>>>>>

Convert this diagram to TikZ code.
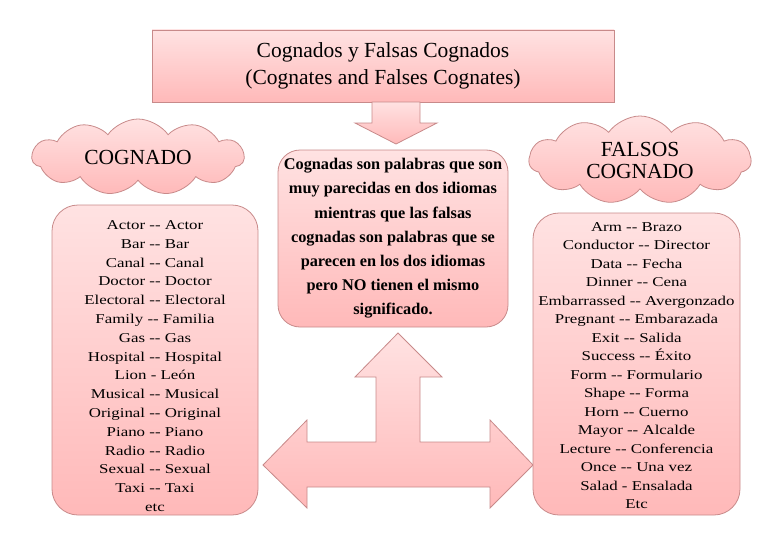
\documentclass[tikz,border=0pt]{standalone}
\usepackage{fontspec}
\setmainfont{Liberation Serif}
\newfontfamily\wideserif[FakeStretch=1.25]{Liberation Serif}
\usetikzlibrary{shapes.symbols}
\definecolor{pinktop}{HTML}{FFE2E2}
\definecolor{pinkbot}{HTML}{FFB9B9}
\definecolor{edge}{HTML}{C88A8A}
\tikzset{
  pinkfill/.style={draw=edge,line width=0.8pt,top color=pinktop,bottom color=pinkbot},
  list/.style={align=center,font=\wideserif\fontsize{13.5}{18.8}\selectfont,anchor=north},
}
\begin{document}
\begin{tikzpicture}[x=1pt,y=-1pt]
\useasboundingbox (0,0) rectangle (768,543);
% title
\node[pinkfill,minimum width=462pt,minimum height=72pt,inner sep=0pt,align=center,font=\fontsize{21.5}{27}\selectfont] (title) at (383,66) {Cognados y Falsas Cognados\\(Cognates and Falses Cognates)};
% down arrow
\draw[pinkfill] (372,102) -- (420,102) -- (420,123) -- (437,123) -- (396,144) -- (355,123) -- (372,123) -- cycle;
% clouds
\node[cloud,cloud puffs=11,cloud puff arc=110,aspect=2.8,pinkfill,minimum width=212pt,minimum height=76pt,inner sep=0pt,font=\fontsize{21.5}{22}\selectfont] (cl) at (138,157) {COGNADO};
\node[cloud,cloud puffs=11,cloud puff arc=110,aspect=2.5,pinkfill,minimum width=222pt,minimum height=88pt,inner sep=0pt,align=center,font=\fontsize{21.5}{22}\selectfont] (cr) at (640,160) {FALSOS\\COGNADO};
% center box
\node[pinkfill,rounded corners=22pt,minimum width=230pt,minimum height=177pt,inner sep=0pt,align=center,font=\bfseries\fontsize{16.3}{24.2}\selectfont] (mid) at (393,238.5) {Cognadas son palabras que son\\muy parecidas en dos idiomas\\mientras que las falsas\\cognadas son palabras que se\\parecen en los dos idiomas\\pero NO tienen el mismo\\significado.};
% big arrow
\draw[pinkfill] (398,333) -- (442,377) -- (420,377) -- (420,442) -- (490,442) -- (490,420) -- (533,465) -- (490,508) -- (490,487) -- (307,487) -- (307,508) -- (263,465) -- (307,420) -- (307,442) -- (376,442) -- (376,377) -- (355,377) -- cycle;
% left box
\node[pinkfill,rounded corners=26pt,minimum width=206pt,minimum height=310pt,inner sep=0pt] (lb) at (155,360) {};
\begin{scope}
\clip (52,205) rectangle (258,513);
\node[list] (lt) at (155,217) {Actor -- Actor\\Bar -- Bar\\Canal -- Canal\\Doctor -- Doctor\\Electoral -- Electoral\\Family -- Familia\\Gas -- Gas\\Hospital -- Hospital\\Lion - León\\Musical -- Musical\\Original -- Original\\Piano -- Piano\\Radio -- Radio\\Sexual -- Sexual\\Taxi -- Taxi\\etc};
\end{scope}
% right box
\node[pinkfill,rounded corners=26pt,minimum width=207pt,minimum height=302pt,inner sep=0pt] (rb) at (636.5,364) {};
\begin{scope}
\clip (533,215) rectangle (740,513);
\node[list,font=\wideserif\fontsize{13.5}{18.5}\selectfont] (rt) at (636.5,219) {Arm -- Brazo\\Conductor -- Director\\Data -- Fecha\\Dinner -- Cena\\Embarrassed -- Avergonzado\\Pregnant -- Embarazada\\Exit -- Salida\\Success -- Éxito\\Form -- Formulario\\Shape -- Forma\\Horn -- Cuerno\\Mayor -- Alcalde\\Lecture -- Conferencia\\Once -- Una vez\\Salad - Ensalada\\Etc};
\end{scope}
\end{tikzpicture}
\end{document}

<<<<<

## What the task asks
Output a faithful copy of the data, with each picture left out.

## Output of the exercise
Convert this diagram to TikZ code.
\documentclass[tikz,border=0pt]{standalone}
\usepackage{fontspec}
\setmainfont{Liberation Serif}
\newfontfamily\wideserif[FakeStretch=1.25]{Liberation Serif}
\usetikzlibrary{shapes.symbols}
\definecolor{pinktop}{HTML}{FFE2E2}
\definecolor{pinkbot}{HTML}{FFB9B9}
\definecolor{edge}{HTML}{C88A8A}
\tikzset{
  pinkfill/.style={draw=edge,line width=0.8pt,top color=pinktop,bottom color=pinkbot},
  list/.style={align=center,font=\wideserif\fontsize{13.5}{18.8}\selectfont,anchor=north},
}
\begin{document}
\begin{tikzpicture}[x=1pt,y=-1pt]
\useasboundingbox (0,0) rectangle (768,543);
% title
\node[pinkfill,minimum width=462pt,minimum height=72pt,inner sep=0pt,align=center,font=\fontsize{21.5}{27}\selectfont] (title) at (383,66) {Cognados y Falsas Cognados\\(Cognates and Falses Cognates)};
% down arrow
\draw[pinkfill] (372,102) -- (420,102) -- (420,123) -- (437,123) -- (396,144) -- (355,123) -- (372,123) -- cycle;
% clouds
\node[cloud,cloud puffs=11,cloud puff arc=110,aspect=2.8,pinkfill,minimum width=212pt,minimum height=76pt,inner sep=0pt,font=\fontsize{21.5}{22}\selectfont] (cl) at (138,157) {COGNADO};
\node[cloud,cloud puffs=11,cloud puff arc=110,aspect=2.5,pinkfill,minimum width=222pt,minimum height=88pt,inner sep=0pt,align=center,font=\fontsize{21.5}{22}\selectfont] (cr) at (640,160) {FALSOS\\COGNADO};
% center box
\node[pinkfill,rounded corners=22pt,minimum width=230pt,minimum height=177pt,inner sep=0pt,align=center,font=\bfseries\fontsize{16.3}{24.2}\selectfont] (mid) at (393,238.5) {Cognadas son palabras que son\\muy parecidas en dos idiomas\\mientras que las falsas\\cognadas son palabras que se\\parecen en los dos idiomas\\pero NO tienen el mismo\\significado.};
% big arrow
\draw[pinkfill] (398,333) -- (442,377) -- (420,377) -- (420,442) -- (490,442) -- (490,420) -- (533,465) -- (490,508) -- (490,487) -- (307,487) -- (307,508) -- (263,465) -- (307,420) -- (307,442) -- (376,442) -- (376,377) -- (355,377) -- cycle;
% left box
\node[pinkfill,rounded corners=26pt,minimum width=206pt,minimum height=310pt,inner sep=0pt] (lb) at (155,360) {};
\begin{scope}
\clip (52,205) rectangle (258,513);
\node[list] (lt) at (155,217) {Actor -- Actor\\Bar -- Bar\\Canal -- Canal\\Doctor -- Doctor\\Electoral -- Electoral\\Family -- Familia\\Gas -- Gas\\Hospital -- Hospital\\Lion - León\\Musical -- Musical\\Original -- Original\\Piano -- Piano\\Radio -- Radio\\Sexual -- Sexual\\Taxi -- Taxi\\etc};
\end{scope}
% right box
\node[pinkfill,rounded corners=26pt,minimum width=207pt,minimum height=302pt,inner sep=0pt] (rb) at (636.5,364) {};
\begin{scope}
\clip (533,215) rectangle (740,513);
\node[list,font=\wideserif\fontsize{13.5}{18.5}\selectfont] (rt) at (636.5,219) {Arm -- Brazo\\Conductor -- Director\\Data -- Fecha\\Dinner -- Cena\\Embarrassed -- Avergonzado\\Pregnant -- Embarazada\\Exit -- Salida\\Success -- Éxito\\Form -- Formulario\\Shape -- Forma\\Horn -- Cuerno\\Mayor -- Alcalde\\Lecture -- Conferencia\\Once -- Una vez\\Salad - Ensalada\\Etc};
\end{scope}
\end{tikzpicture}
\end{document}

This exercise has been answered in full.